## Loopy C puzzle

Let me share a very interesting C programming puzzle that I learnt from one of my colleagues.

Consider the following code-snippet written in the C programming language.

int i;
for (i = 0; i < 6; i--)
printf(".");

This code invokes undefined behaviour. The value in variable i decrements to INT_MIN after |INT_MIN| + 1 iterations. In the next iteration, there is a negative overflow which is undefined for signed integers in C. On many implementations though, INT_MIN − 1 would result in INT_MAX which is not less than 6 and thus the loop would terminate. With such implementations, this code would print |INT_MIN| + 1 dots. With 32-bit integers, that would be 2147483649 dots. However, it could also be optimized into an endless loop by the compiler if it wants to exploit the fact that a negative overflow for signed integers is undefined. gcc in fact does optimize that to an endless loop if you compile it with the -O3 option.

Now, here is the puzzle.

Add or modify exactly one operator in the following code such that it prints exactly 6 dots.

int i;
for (i = 0; i < 6; i--)
printf(".");


An obvious solution is:

int i;
for (i = 0; i < 6; i++)
printf(".");


There are at least 3 other solutions. I found one of them very interesting. I'll discuss the interesting solution tomorrow. Till then, feel free to try and post your solutions below as comments.
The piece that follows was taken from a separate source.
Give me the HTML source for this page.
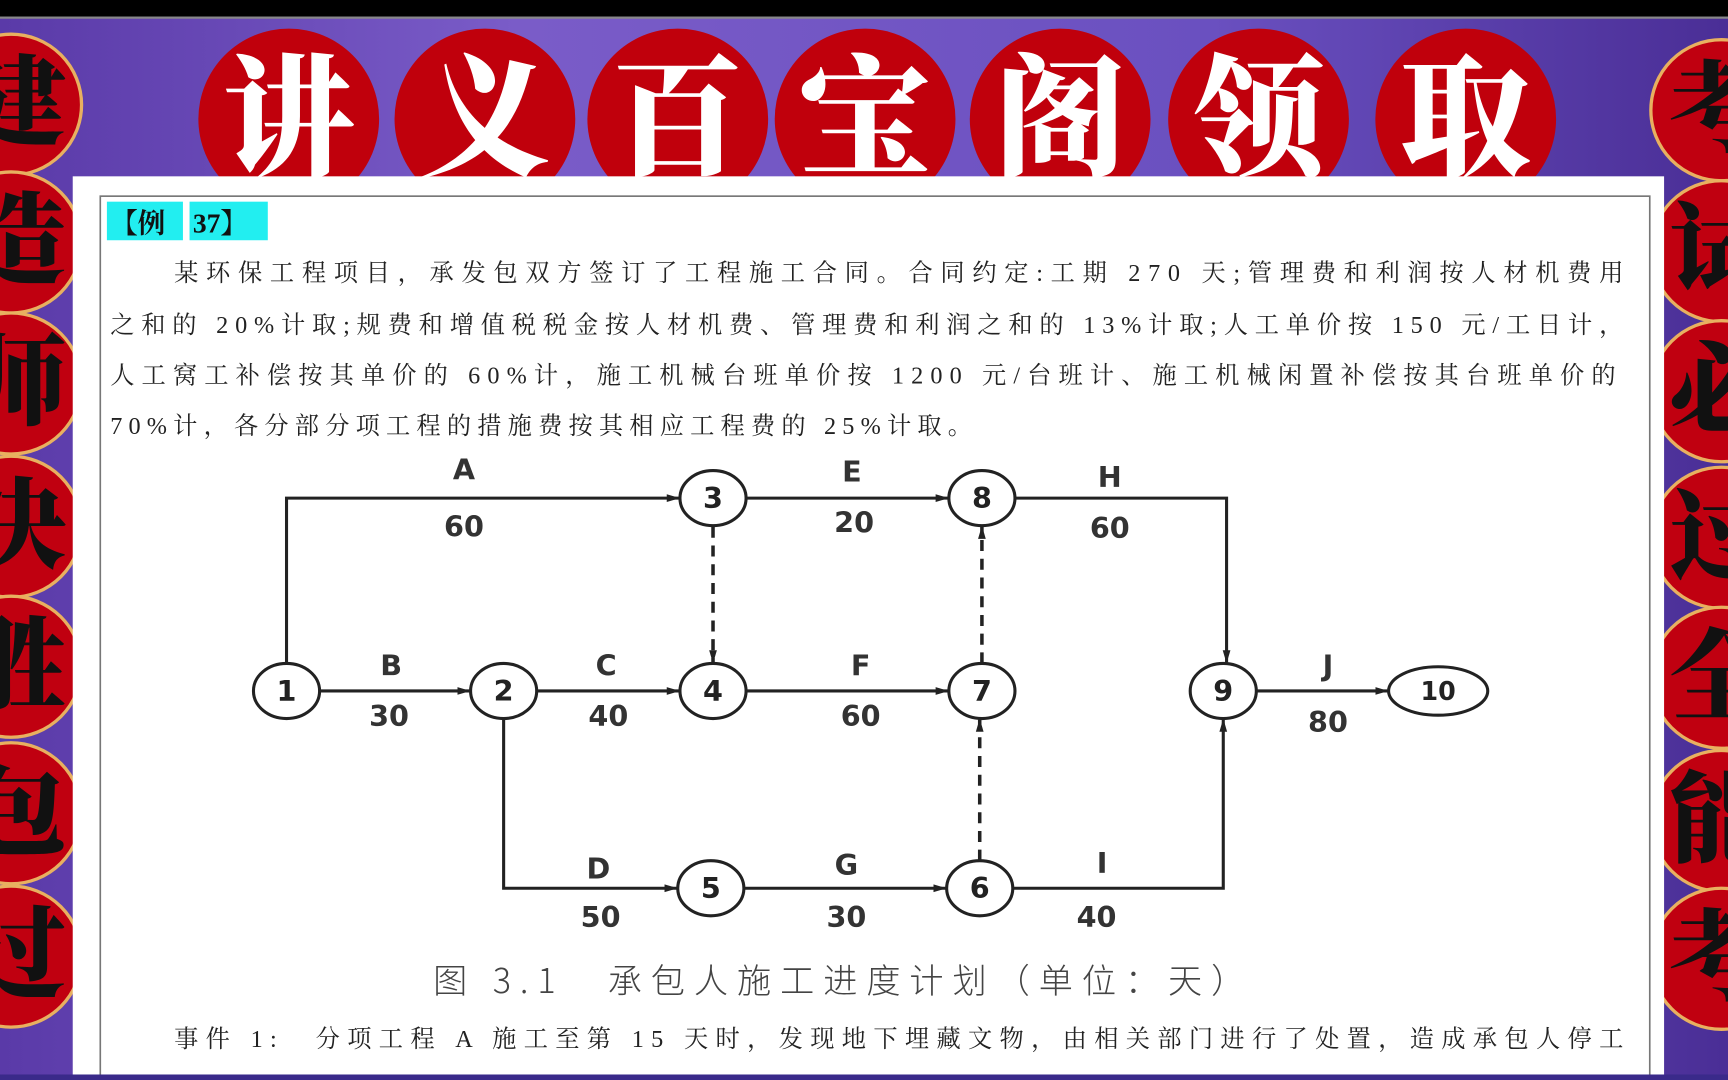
<!DOCTYPE html>
<html><head><meta charset="utf-8"><style>
html,body{margin:0;padding:0;width:1728px;height:1080px;overflow:hidden;background:#000}
svg{display:block}
.t{font-family:"Liberation Serif","Noto Serif CJK SC",serif;font-size:22px;fill:#222}
.d{font-family:"DejaVu Sans","Liberation Sans",sans-serif;font-size:26px;font-weight:bold;fill:#333;text-anchor:middle}
.c{font-family:"DejaVu Sans","Liberation Sans",sans-serif;font-size:26px;font-weight:bold;fill:#222;text-anchor:middle;dominant-baseline:central}
.cal{font-family:"Noto Serif CJK SC","WenQuanYi Zen Hei",serif;font-weight:900;text-anchor:middle}
</style></head><body>
<svg width="1728" height="1080" viewBox="0 0 1568 980" preserveAspectRatio="none" xmlns="http://www.w3.org/2000/svg">
<defs>
<linearGradient id="bg" x1="0" y1="0" x2="1" y2="0">
<stop offset="0" stop-color="#5a3aa8"/><stop offset="0.3" stop-color="#7a5cc8"/><stop offset="0.7" stop-color="#6a50c0"/><stop offset="1" stop-color="#4a2e96"/></linearGradient>
<marker id="ar" markerWidth="12" markerHeight="10" refX="11" refY="5" orient="auto" markerUnits="userSpaceOnUse"><path d="M0,1.5 L12,5 L0,8.5z" fill="#222"/></marker>
</defs>
<rect x="0" y="0" width="1568" height="980" fill="url(#bg)"/>
<rect x="0" y="0" width="1568" height="15" fill="#000"/>
<rect x="0" y="15" width="1568" height="2" fill="#888"/>
<g fill="#c00010" stroke="#e8b060" stroke-width="3">
<circle cx="10" cy="95" r="64"/><circle cx="10" cy="220" r="64"/><circle cx="10" cy="348" r="64"/><circle cx="10" cy="478" r="64"/><circle cx="10" cy="605" r="64"/><circle cx="10" cy="738" r="64"/><circle cx="10" cy="868" r="64"/>
<circle cx="1562" cy="100" r="64"/><circle cx="1562" cy="228" r="64"/><circle cx="1562" cy="355" r="64"/><circle cx="1562" cy="488" r="64"/><circle cx="1562" cy="615" r="64"/><circle cx="1562" cy="745" r="64"/><circle cx="1562" cy="870" r="64"/>
</g>
<g class="cal" font-size="90" fill="#111">
<text x="15" y="125">建</text><text x="15" y="250">造</text><text x="15" y="378">师</text><text x="15" y="508">决</text><text x="15" y="635">胜</text><text x="15" y="768">包</text><text x="15" y="898">过</text>
<text x="1560" y="130">考</text><text x="1560" y="258">试</text><text x="1560" y="385">必</text><text x="1560" y="518">过</text><text x="1560" y="645">全</text><text x="1560" y="775">能</text><text x="1560" y="900">考</text>
</g>
<g fill="#c0000c">
<circle cx="262" cy="108" r="82"/><circle cx="440" cy="108" r="82"/><circle cx="615" cy="108" r="82"/><circle cx="785" cy="108" r="82"/><circle cx="962" cy="108" r="82"/><circle cx="1142" cy="108" r="82"/><circle cx="1330" cy="108" r="82"/>
</g>
<g class="cal" font-size="120" fill="#fff">
<text x="262" y="150">讲</text><text x="440" y="150">义</text><text x="615" y="150">百</text><text x="785" y="150">宝</text><text x="962" y="150">阁</text><text x="1142" y="150">领</text><text x="1330" y="150">取</text>
</g>
<rect x="66" y="160" width="1444" height="820" fill="#fff"/>
<rect x="91" y="178" width="1406" height="810" fill="none" stroke="#777" stroke-width="1.5"/>
<rect x="97" y="183" width="69" height="35" fill="#22eef0"/><rect x="172" y="183" width="71" height="35" fill="#22eef0"/>
<text x="100" y="211" font-family="Liberation Serif,'Noto Serif CJK SC',serif" font-size="25" font-weight="bold" fill="#111">【例</text>
<text x="175" y="211" font-family="Liberation Serif,'Noto Serif CJK SC',serif" font-size="25" font-weight="bold" fill="#111">37】</text>
<text class="t" x="158" y="255" textLength="1315" lengthAdjust="spacing">某环保工程项目，承发包双方签订了工程施工合同。合同约定:工期 270 天;管理费和利润按人材机费用</text>
<text class="t" x="100" y="302" textLength="1373" lengthAdjust="spacing">之和的 20%计取;规费和增值税税金按人材机费、管理费和利润之和的 13%计取;人工单价按 150 元/工日计，</text>
<text class="t" x="100" y="348" textLength="1366" lengthAdjust="spacing">人工窝工补偿按其单价的 60%计，施工机械台班单价按 1200 元/台班计、施工机械闲置补偿按其台班单价的</text>
<text class="t" x="100" y="394" textLength="782" lengthAdjust="spacing">70%计，各分部分项工程的措施费按其相应工程费的 25%计取。</text>
<g stroke="#222" stroke-width="2.8" fill="none" marker-end="url(#ar)">
<path d="M260,602 V452 H616"/>
<path d="M290,627 H426"/><path d="M487,627 H616"/><path d="M677,627 H860"/>
<path d="M457,652 V806 H614"/><path d="M675,806 H858"/>
<path d="M919,806 H1110 V653"/>
<path d="M921,452 H1113 V601"/>
<path d="M677,452 H860"/>
<path d="M1140,627 H1259"/>
</g>
<g stroke="#222" stroke-width="3.2" fill="none" stroke-dasharray="10,7" marker-end="url(#ar)">
<path d="M647,478 V601"/><path d="M891,602 V478"/><path d="M889,781 V653"/>
</g>
<g stroke="#222" stroke-width="2.8" fill="#fff">
<ellipse cx="260" cy="627" rx="30" ry="25"/><ellipse cx="457" cy="627" rx="30" ry="25"/><ellipse cx="647" cy="627" rx="30" ry="25"/><ellipse cx="647" cy="452" rx="30" ry="25"/><ellipse cx="891" cy="452" rx="30" ry="25"/><ellipse cx="891" cy="627" rx="30" ry="25"/><ellipse cx="889" cy="806" rx="30" ry="25"/><ellipse cx="645" cy="806" rx="30" ry="25"/><ellipse cx="1110" cy="627" rx="30" ry="25"/><ellipse cx="1305" cy="627" rx="45" ry="22"/>
</g>
<g class="c">
<text x="260" y="627">1</text><text x="457" y="627">2</text><text x="647" y="452">3</text><text x="647" y="627">4</text><text x="645" y="806">5</text><text x="889" y="806">6</text><text x="891" y="627">7</text><text x="891" y="452">8</text><text x="1110" y="627">9</text><text x="1305" y="627" font-size="23">10</text>
</g>
<g class="d">
<text x="421" y="435">A</text><text x="421" y="487">60</text>
<text x="773" y="437">E</text><text x="775" y="483">20</text>
<text x="1007" y="442">H</text><text x="1007" y="488">60</text>
<text x="355" y="613">B</text><text x="353" y="659">30</text>
<text x="550" y="613">C</text><text x="552" y="659">40</text>
<text x="781" y="613">F</text><text x="781" y="659">60</text>
<text x="1205" y="613">J</text><text x="1205" y="664">80</text>
<text x="543" y="797">D</text><text x="545" y="841">50</text>
<text x="768" y="794">G</text><text x="768" y="841">30</text>
<text x="1000" y="792">I</text><text x="995" y="841">40</text>
</g>
<text x="393" y="901" font-family="'Noto Sans CJK SC',sans-serif" font-size="31" font-weight="300" fill="#444" textLength="737" lengthAdjust="spacing">图 3.1　承包人施工进度计划（单位：天）</text>
<text class="t" x="158" y="950" textLength="1315" lengthAdjust="spacing">事件 1:　分项工程 A 施工至第 15 天时，发现地下埋藏文物，由相关部门进行了处置，造成承包人停工</text>
<rect x="0" y="975" width="1568" height="5" fill="#3a2a8a"/>
</svg>
</body></html>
Update: The discussion on the solution is now available at: Solutions to 'Loopy C Puzzle'.

#### Ryan said:

int i;
for (i = 0; abs(i) < 6; i--)
printf(".");


#### Ryan said:

int i;
for (i = 0; -i < 6; i--)
printf(".");


#### Sean said:

Changing the loop condition to i ^= 6; is another solution.

#### Ryan said:

Ah-ha, a tricky one:

int i;
for (i = 0; i ^= 6; i--)
printf(".");


#### Ryan said:

Ah, Sean beat me to it. :(

#### Martin DeMello said:

for (i = 0; i + 6; i--)


will stop when i + 6 = 0.

#### Susam Pal said:

All solutions except the one in the first comment are correct. The first one involves abs() function. The code would indeed end up printing 6 dots but it doesn't meet the requirement in the question since abs() is not an operator.

There is another very simple solution similar to the obvious solution I have provided in the post. Instead of post-increment operator, use the pre-increment operator.

int i;
for (i = 0; i < 6; ++i)
printf(".");


The one involving the bitwise XOR operator is the one I had in my mind while mentioning that one of the solutions is very interesting. I find it interesting because it is not obvious at the first glance why it works. Another curious property of this solution is that it works only for an even number of dots. I'll write about this in another post.

#### Ryan said:

Susam, absolute value is a mathematical operator. You didn't specify the set of acceptable operators. :P

#### Susam Pal said:

Ryan,

I am used to referring to |x| as the absolute value function. But yeah, I see your point. The terminology is what we make it.

The problem statement could have specified that exactly one operator from the C programming language must be added to or modified in the given code snippet. That would have ruled out this little ambiguity.

#### Anonymous said:

Can someone explain how does the bitwise XOR work? Looks interesting.

#### Susam Pal said:

Yes, I have posted a detailed explanation of the solution involving bitwise XOR assignment operator here: Solutions to 'Loopy C puzzle'.